Now, for what it does at each spot:
* At $x=0$: It came from $x^2$. The little number (the exponent '2') is an even number. When the exponent is even, the graph just touches the x-axis and turns around, like a ball bouncing off the ground.
* At $x=3$: It came from $(3-x)$ (which is like $(x-3)$ but with a minus sign in front, but the power is still 1). The little number (the exponent '1') is an odd number. When the exponent is odd, the graph crosses right through the x-axis.

**c. Where it hits the y-line (y-intercept):**
To find where it hits the y-axis, I just put $0$ in for all the $x$'s:
$f(0) = 3(0)^2 - (0)^3 = 0 - 0 = 0$.
So, it hits the y-axis right at $y=0$. (This is the same spot as one of our x-intercepts!)

**d. Is it symmetrical?**
I checked if it's the same on both sides, like a butterfly or if it looks the same if you flip it upside down.
* **For y-axis symmetry (like a mirror):** I swap all the $x$'s with $-x$'s and see if it's the same as the original.
$f(-x) = 3(-x)^2 - (-x)^3 = 3x^2 - (-x^3) = 3x^2 + x^3$.
This is not the same as $f(x) = 3x^2 - x^3$. So, no y-axis symmetry.
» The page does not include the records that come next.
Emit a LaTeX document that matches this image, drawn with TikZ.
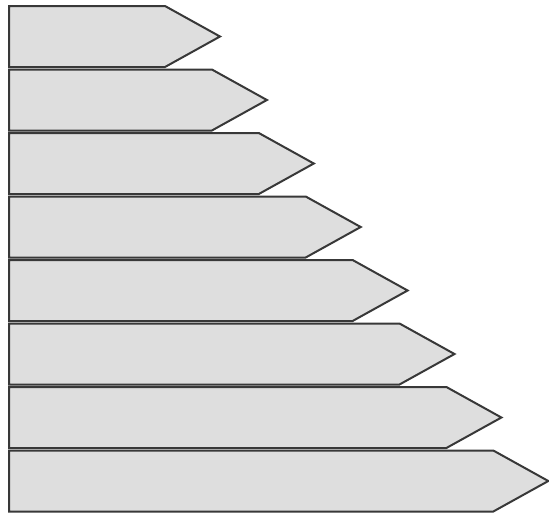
\documentclass[tikz,border=0pt]{standalone}
\begin{document}
\begin{tikzpicture}[x=1pt,y=-1pt,
  arrowshape/.style={fill=black!13,draw=black!78,line width=2pt,line join=miter}]
\useasboundingbox (0,0) rectangle (549,515);
\foreach \i in {0,...,7}{
  \pgfmathsetmacro{\t}{6+63.5*\i}
  \pgfmathsetmacro{\b}{\t+61}
  \pgfmathsetmacro{\m}{\t+30.5}
  \pgfmathsetmacro{\s}{165+46.9*\i}
  \pgfmathsetmacro{\p}{\s+55}
  \draw[arrowshape] (9,\t) -- (\s,\t) -- (\p,\m) -- (\s,\b) -- (9,\b) -- cycle;
}
\end{tikzpicture}
\end{document}
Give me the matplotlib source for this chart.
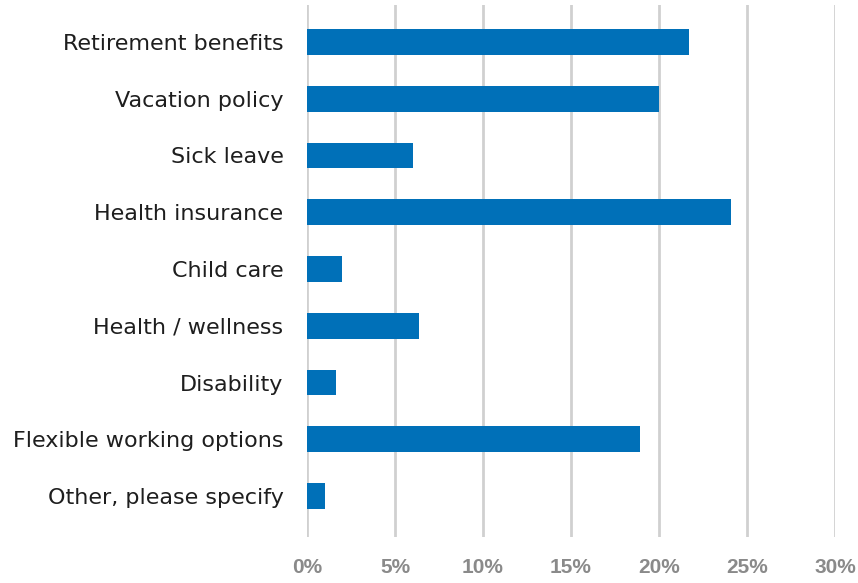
import matplotlib
matplotlib.use("Agg")
import matplotlib.pyplot as plt

categories = [
    "Retirement benefits",
    "Vacation policy",
    "Sick leave",
    "Health insurance",
    "Child care",
    "Health / wellness",
    "Disability",
    "Flexible working options",
    "Other, please specify",
]
values = [21.7, 20.0, 6.0, 24.1, 2.0, 6.35, 1.65, 18.9, 1.05]
x_ticks = [0, 5, 10, 15, 20, 25, 30]
x_tick_labels = ["0%", "5%", "10%", "15%", "20%", "25%", "30%"]

fig = plt.figure(figsize=(8.58, 5.83), dpi=100)
ax = fig.add_axes([307 / 858, 1 - 537 / 583, (835 - 307) / 858, 532 / 583])

pos = list(range(len(categories)))
ax.barh(pos, values, height=0.455, color="#0070b8", zorder=3)

ax.set_xlim(0, 30)
ax.set_ylim(len(categories) - 1 + 0.72, -0.65)

ax.set_xticks(x_ticks)
ax.set_xticklabels(x_tick_labels, fontsize=15, fontweight="bold", color="#8a8a8a",
                   family=["Liberation Sans", "DejaVu Sans"])
ax.set_yticks(pos)
ax.set_yticklabels(categories, fontsize=16, color="#1e1e1e", family=["DejaVu Sans"])

ax.tick_params(axis="x", length=0, pad=15)
ax.tick_params(axis="y", length=0, pad=17)
ax.grid(axis="x", color="#d0d0d0", linewidth=2, zorder=0)
for s in ax.spines.values():
    s.set_visible(False)

fig.savefig("out.png", dpi=100)
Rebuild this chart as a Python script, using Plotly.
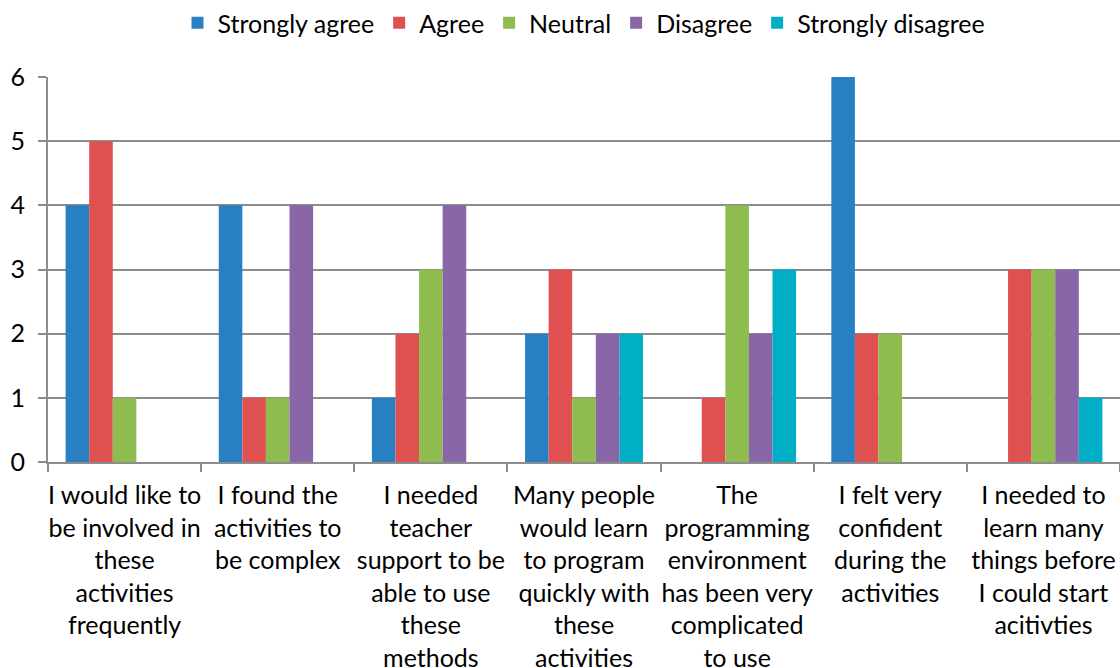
import plotly.graph_objects as go

categories = [
    "I would like to<br>be involved in<br>these<br>activities<br>frequently",
    "I found the<br>activities to<br>be complex",
    "I needed<br>teacher<br>support to be<br>able to use<br>these<br>methods",
    "Many people<br>would learn<br>to program<br>quickly with<br>these<br>activities",
    "The<br>programming<br>environment<br>has been very<br>complicated<br>to use",
    "I felt very<br>confident<br>during the<br>activities",
    "I needed to<br>learn many<br>things before<br>I could start<br>acitivties",
]
strongly_agree = [4, 4, 1, 2, 0, 6, 0]
agree = [5, 1, 2, 3, 1, 2, 3]
neutral = [1, 1, 3, 1, 4, 2, 3]
disagree = [0, 4, 4, 2, 2, 0, 3]
strongly_disagree = [0, 0, 0, 2, 3, 0, 1]

series = [
    ("Strongly agree", strongly_agree, "#2880C3"),
    ("Agree", agree, "#DF5050"),
    ("Neutral", neutral, "#8EBC4F"),
    ("Disagree", disagree, "#8966A7"),
    ("Strongly disagree", strongly_disagree, "#00AFC6"),
]

FONT = "Lato"
fig = go.Figure()
for name, vals, color in series:
    fig.add_trace(go.Bar(name=name, x=categories, y=vals, marker=dict(color=color, line=dict(width=0))))

fig.update_layout(
    width=1120, height=668,
    margin=dict(l=48, r=0, t=77, b=206),
    plot_bgcolor="white", paper_bgcolor="white",
    barmode="group", bargap=0.23, bargroupgap=0,
    font=dict(family=FONT, size=25, color="black"),
    legend=dict(orientation="h", x=0.5, xanchor="center", y=1.0, yanchor="top",
                yref="container", font=dict(size=25, family=FONT), itemwidth=30,
                traceorder="normal"),
    showlegend=True,
)
fig.update_xaxes(
    showline=True, linecolor="#8c8c8c", linewidth=2,
    ticks="outside", ticklen=8, tickcolor="#8c8c8c", tickwidth=2,
    tickson="boundaries", showgrid=False, ticklabelstandoff=10,
    tickangle=0, automargin=False,
    tickfont=dict(size=25, family=FONT),
)
fig.update_yaxes(
    range=[0, 6], dtick=1, showline=True, linecolor="#8c8c8c", linewidth=2,
    ticks="outside", ticklen=8, tickcolor="#8c8c8c", tickwidth=2,
    showgrid=True, gridcolor="#8c8c8c", gridwidth=2, zeroline=False,
    ticklabelstandoff=8, automargin=False,
    tickfont=dict(size=25, family=FONT),
)
fig.write_html("out.html")
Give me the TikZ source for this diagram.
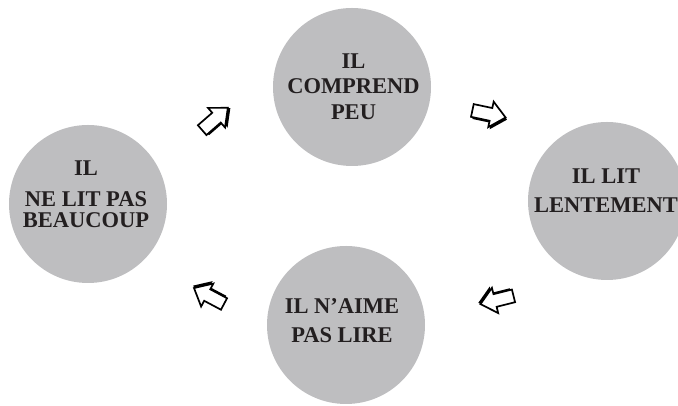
\documentclass[tikz,border=0pt]{standalone}
\usepackage{fontspec}
\setmainfont{Liberation Serif}
\definecolor{bubblegray}{RGB}{190,190,192}
\definecolor{inkblack}{RGB}{35,31,32}
\tikzset{
  bubble/.style={circle, fill=bubblegray, minimum size=158pt, inner sep=0pt},
  txt/.style={align=center, text=inkblack, inner sep=0pt},
  pics/blockarrow/.style={code={
    \begin{scope}[rotate=#1]
      \fill[black] ([shift={(1.8,-1.8)}]-17,-6.5) -- ++(19,0) -- ++(0,-6.5) -- ++(15,13) -- ++(-15,13) -- ++(0,-6.5) -- ++(-19,0) -- cycle;
      \draw[black, fill=white, line width=1.7pt, line join=miter]
        (-17,-6.5) -- (2,-6.5) -- (2,-13) -- (17,0) -- (2,13) -- (2,6.5) -- (-17,6.5) -- cycle;
    \end{scope}
  }}
}
\begin{document}
\begin{tikzpicture}[x=1pt,y=1pt]
\useasboundingbox (0,0) rectangle (678,406);
% circles
\node[bubble] (top) at (352,319) {};
\node[bubble] (left) at (88,202) {};
\node[bubble] (right) at (607,205) {};
\node[bubble] (bottom) at (346,81) {};
% texts
\node[txt, font=\fontsize{22.5}{25.5}\selectfont\bfseries] (toptxt) at (353.5,319.5) {IL\\COMPREND\\PEU};
\node[txt, font=\fontsize{22.5}{21.5}\selectfont\bfseries] (lefttxt) at (86,212) {IL\\[9.5pt]NE LIT PAS\\BEAUCOUP};
\node[txt, font=\fontsize{22.5}{29.5}\selectfont\bfseries] (righttxt) at (606,215.5) {IL LIT\\LENTEMENT};
\node[txt, font=\fontsize{22.5}{29}\selectfont\bfseries] (bottomtxt) at (342,85.5) {IL N’AIME\\PAS LIRE};
% arrows
\pic (a1) at (215,287) {blockarrow=41};
\pic (a2) at (489,292) {blockarrow=-12};
\pic (a3) at (497,106) {blockarrow=194};
\pic (a4) at (209,110) {blockarrow=152};
\end{tikzpicture}
\end{document}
* **For origin symmetry (like spinning it around):** I see if $f(-x)$ is the exact opposite of $f(x)$.
We found $f(-x) = 3x^2 + x^3$.
The opposite of $f(x)$ would be $-f(x) = -(3x^2 - x^3) = -3x^2 + x^3$.
Since $3x^2 + x^3$ is not the same as $-3x^2 + x^3$, it's not origin symmetrical either.
So, it has neither kind of symmetry.